Thursday, June 23, 2011

Somewhere Between Rage and Serenity

In the movie X-Men: First Class, a prequel in which we meet the younger, more innocent versions of the characters from the later movies, the ever-wise and telepathic Charles Xavier (later known as Professor X) coaches Erik -- the vengeful, angry young man who will eventually become his arch-rival, Magneto -- on how to use his metal-bending superpower. Erik cannot seem to unleash the full extent of his power except when he is swept away by emotion -- specifically, anger and sorrow. Xavier instructs him on how to control his mind in order to control his power: "True focus lies somewhere between rage and serenity."

Like most dialogue in superhero movies, this line is too cute by half, but within it there is a kernel of truth. From the Buddhist point of view, the key to working skillfully with our emotions -- both the pleasant ones and the painful ones -- is to find a balance between, on the one hand, feeling the emotion and opening to its energy, and on the other hand, having enough space around the experience of the emotion that we do not get swept away by it. It's rather like the way the Buddha instructed one of his students who was struggling with meditation practice: "Not too tight, not too loose."

In the Vajrayana Buddhist tradition, and particularly in the view of "formless" meditation practices like Mahamudra and Dzogchen, whatever arises in the mind -- even powerful, afflictive emotions such as anger, jealousy, or rage -- is regarded as the path of awakening. We don't need to apply any antidotes, or try to get rid of our thoughts or pacify our emotions. Every experience is the play of mind's natural luminosity and emptiness. The only question is how we relate to what arises in our minds -- whether we see its true nature or mistake it for something it is not.

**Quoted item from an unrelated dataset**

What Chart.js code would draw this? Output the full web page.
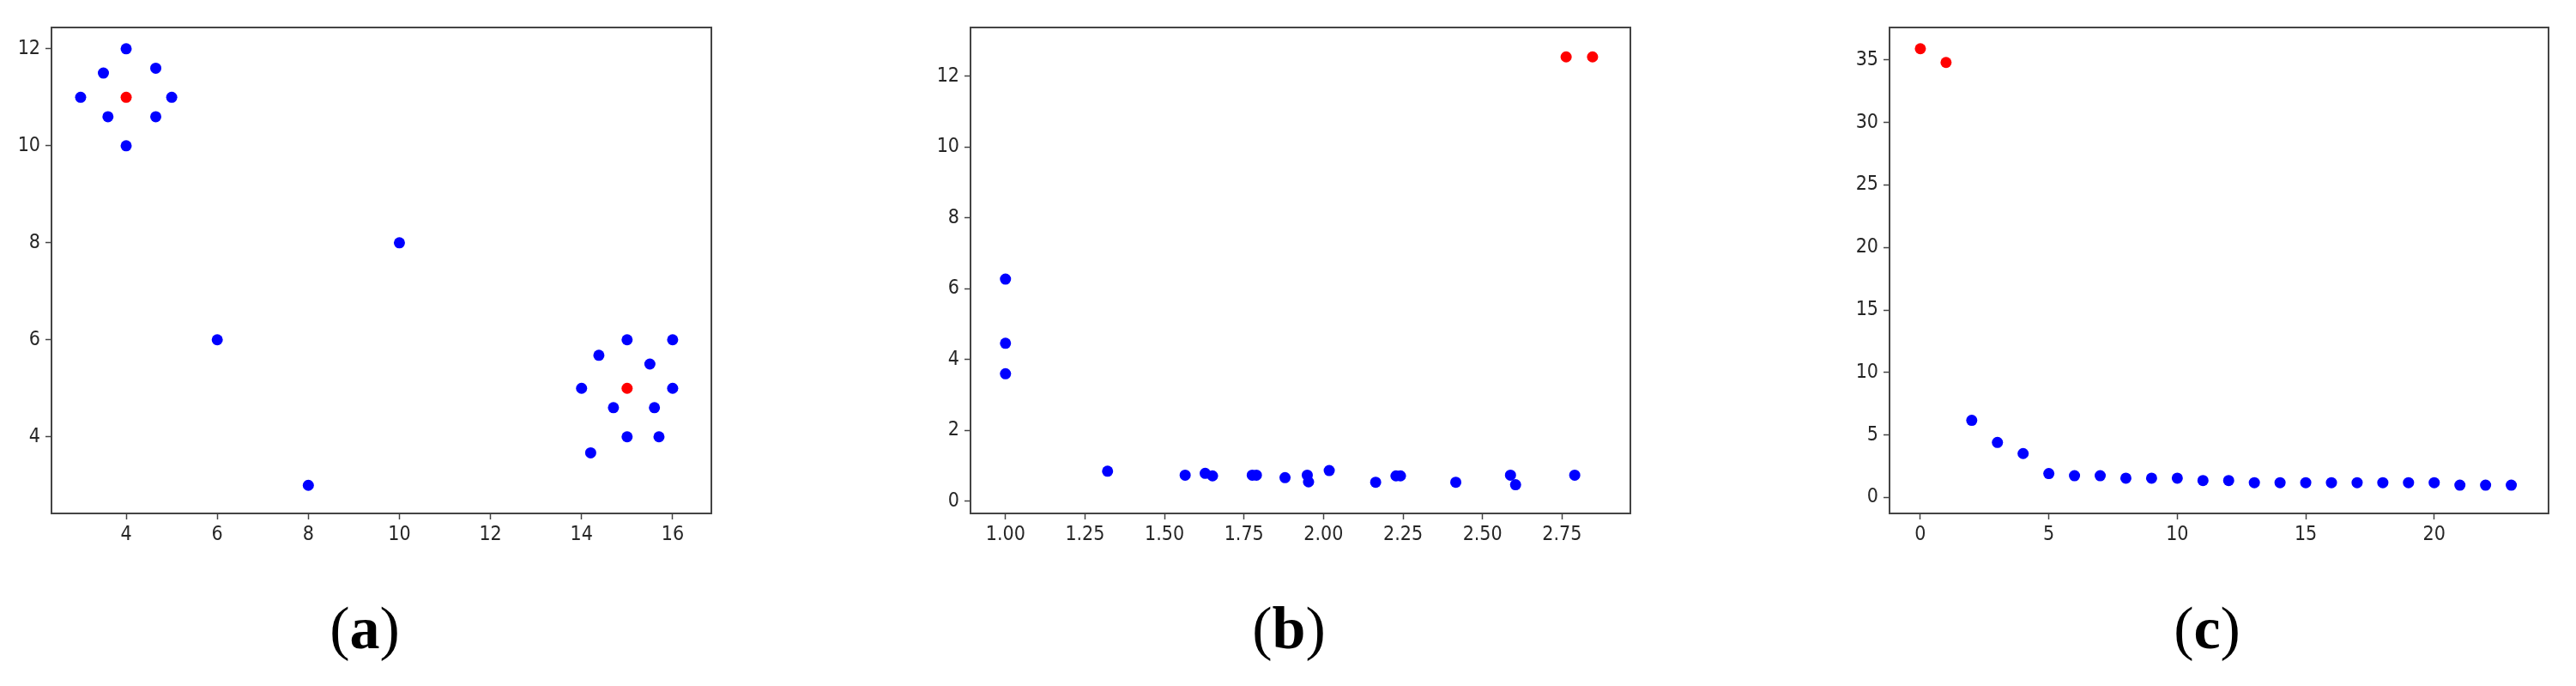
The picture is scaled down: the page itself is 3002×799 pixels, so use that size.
<!DOCTYPE html>
<html>
<head>
<meta charset="utf-8">
<script src="https://cdn.jsdelivr.net/npm/chart.js@4.4.1/dist/chart.umd.min.js"></script>
<style>
  html, body { margin: 0; padding: 0; background: #fff; }
  body { width: 3002px; height: 799px; position: relative; overflow: hidden; }
  .panel { position: absolute; top: 0; height: 660px; }
  .label {
    position: absolute; top: 692px; width: 200px; text-align: center;
    font-family: "Liberation Serif", "DejaVu Serif", serif; font-size: 70px; color: #000;
  }
  .label b { font-weight: bold; }
</style>
</head>
<body>
<div class="panel" style="left:0;width:850px"><canvas id="chartA"></canvas></div>
<div class="panel" style="left:1050px;width:870px"><canvas id="chartB"></canvas></div>
<div class="panel" style="left:2120px;width:870px"><canvas id="chartC"></canvas></div>
<div class="label" style="left:325px">(<b>a</b>)</div>
<div class="label" style="left:1402px">(<b>b</b>)</div>
<div class="label" style="left:2472px">(<b>c</b>)</div>

<script>
// (a) points and cluster centres
const aBlueX = [4, 3.5, 4.65, 3, 5, 3.6, 4.65, 4, 6, 10, 8, 15, 16, 14.38, 15.5, 14, 16, 14.7, 15.6, 15, 15.7, 14.2];
const aBlueY = [12, 11.5, 11.6, 11, 11, 10.6, 10.6, 10, 6, 8, 3, 6, 6, 5.68, 5.5, 5, 5, 4.6, 4.6, 4, 4, 3.67];
const aRedX = [4, 15];
const aRedY = [11, 5];
const aTicksX = [4, 6, 8, 10, 12, 14, 16];
const aTicksY = [4, 6, 8, 10, 12];

// (b) decision graph
const bBlueX = [1.0, 1.0, 1.0, 1.321, 1.565, 1.628, 1.651, 1.776, 1.789, 1.879, 1.949, 1.953, 2.018, 2.164, 2.228, 2.242, 2.416, 2.588, 2.604, 2.79];
const bBlueY = [6.27, 4.46, 3.6, 0.85, 0.74, 0.79, 0.72, 0.74, 0.74, 0.67, 0.74, 0.55, 0.87, 0.54, 0.72, 0.72, 0.54, 0.74, 0.47, 0.74];
const bRedX = [2.763, 2.846];
const bRedY = [12.54, 12.54];
const bTicksX = [1.0, 1.25, 1.5, 1.75, 2.0, 2.25, 2.5, 2.75];
const bTicksY = [0, 2, 4, 6, 8, 10, 12];

// (c) sorted gamma values
const cRedX = [0, 1];
const cRedY = [35.9, 34.8];
const cBlueX = [2, 3, 4, 5, 6, 7, 8, 9, 10, 11, 12, 13, 14, 15, 16, 17, 18, 19, 20, 21, 22, 23];
const cBlueY = [6.17, 4.4, 3.51, 1.91, 1.74, 1.74, 1.54, 1.54, 1.54, 1.35, 1.35, 1.18, 1.18, 1.18, 1.18, 1.18, 1.18, 1.18, 1.18, 0.98, 0.98, 0.98];
const cTicksX = [0, 5, 10, 15, 20];
const cTicksY = [0, 5, 10, 15, 20, 25, 30, 35];

const BLUE = "#0000ff";
const RED = "#ff0000";
const AXIS = "#444444";
const TICKFONT = { family: "'DejaVu Sans Condensed', 'DejaVu Sans', sans-serif", size: 23 };

const pairs = (xs, ys) => xs.map((x, i) => ({ x: x, y: ys[i] }));

const framePlugin = {
  id: "frame",
  afterDraw(chart) {
    const { ctx, chartArea: a } = chart;
    ctx.save();
    ctx.strokeStyle = AXIS;
    ctx.lineWidth = 2;
    ctx.strokeRect(a.left, a.top, a.right - a.left, a.bottom - a.top);
    ctx.restore();
  },
};

function makeAxis(min, max, ticks, fmt, size, isX) {
  return {
    type: "linear",
    min: min,
    max: max,
    afterBuildTicks: (s) => { s.ticks = ticks.map((v) => ({ value: v })); },
    afterFit: (s) => { if (isX) s.height = size; else s.width = size; },
    grid: { display: true, drawOnChartArea: false, drawTicks: true, tickLength: 7, tickColor: AXIS, tickWidth: 1.5 },
    border: { display: false },
    ticks: { color: "#262626", font: TICKFONT, padding: isX ? 4 : 6, maxRotation: 0, autoSkip: false, callback: fmt },
  };
}

function makeChart(id, blue, red, xAxis, yAxis, padRight) {
  new Chart(document.getElementById(id), {
    type: "scatter",
    data: {
      datasets: [
        { data: blue, backgroundColor: BLUE, borderWidth: 0, pointRadius: 6.5 },
        { data: red, backgroundColor: RED, borderWidth: 0, pointRadius: 6.5 },
      ],
    },
    options: {
      responsive: false,
      animation: false,
      layout: { padding: { top: 32, right: padRight, left: 0, bottom: 0 } },
      plugins: { legend: { display: false }, tooltip: { enabled: false } },
      scales: { x: xAxis, y: yAxis },
    },
    plugins: [framePlugin],
  });
}

function sizeCanvas(id, w, h) {
  const c = document.getElementById(id);
  c.width = w; c.height = h;
  c.style.width = w + "px"; c.style.height = h + "px";
}
sizeCanvas("chartA", 850, 660);
sizeCanvas("chartB", 870, 660);
sizeCanvas("chartC", 870, 660);

const intFmt = (v) => String(v);
const twoFmt = (v) => Number(v).toFixed(2);

makeChart("chartA", pairs(aBlueX, aBlueY), pairs(aRedX, aRedY),
  makeAxis(2.36, 16.85, aTicksX, intFmt, 62, true),
  makeAxis(2.42, 12.44, aTicksY, intFmt, 60, false), 21);

makeChart("chartB", pairs(bBlueX, bBlueY), pairs(bRedX, bRedY),
  makeAxis(0.89, 2.965, bTicksX, twoFmt, 62, true),
  makeAxis(-0.34, 13.37, bTicksY, intFmt, 81, false), 20);

makeChart("chartC", pairs(cBlueX, cBlueY), pairs(cRedX, cRedY),
  makeAxis(-1.2, 24.45, cTicksX, intFmt, 62, true),
  makeAxis(-1.28, 37.6, cTicksY, intFmt, 82, false), 20);
</script>
</body>
</html>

Usually we cling to the thoughts and emotions that make us feel good or reinforce our egos, and we reject and push away the ones that feel unpleasant. Or, like Magneto, we go the opposite way and cling to what is actually painful; we nurse resentments and keep scratching at wounds that eat us up from the inside and become the whole storyline of our lives. In either case, we project a degree of reality and solidity onto our thoughts and emotions that they don't really have. As Khenpo Tsultrim Gyamtso Rinpoche said, "When you know that thoughts are illusions, you can take thoughts of desire and anger as friends." The stronger the emotional charge, the more it reveals or points to mind's awakened nature. It all depends on whether we can experience the raw energy of our emotions without buying into our own concepts and storylines about them, and without blowing our emotions up into something they are not.

The story of how Erik became Magneto is, of course, a cautionary tale. In the end, Erik was just too consumed by his rage and his thirst for vengeance, and his obsession turned him to the dark side. From Charles Xavier he learned how to unleash his full mutant powers, but not how to let go of his own concepts. He didn't quite grasp the real meaning of Xavier's advice about working with the power of emotions: "True focus lies somewhere between rage and serenity." In other words, it's about finding the middle way.

I think Professor X was on to something. He might even have been studying Buddhism.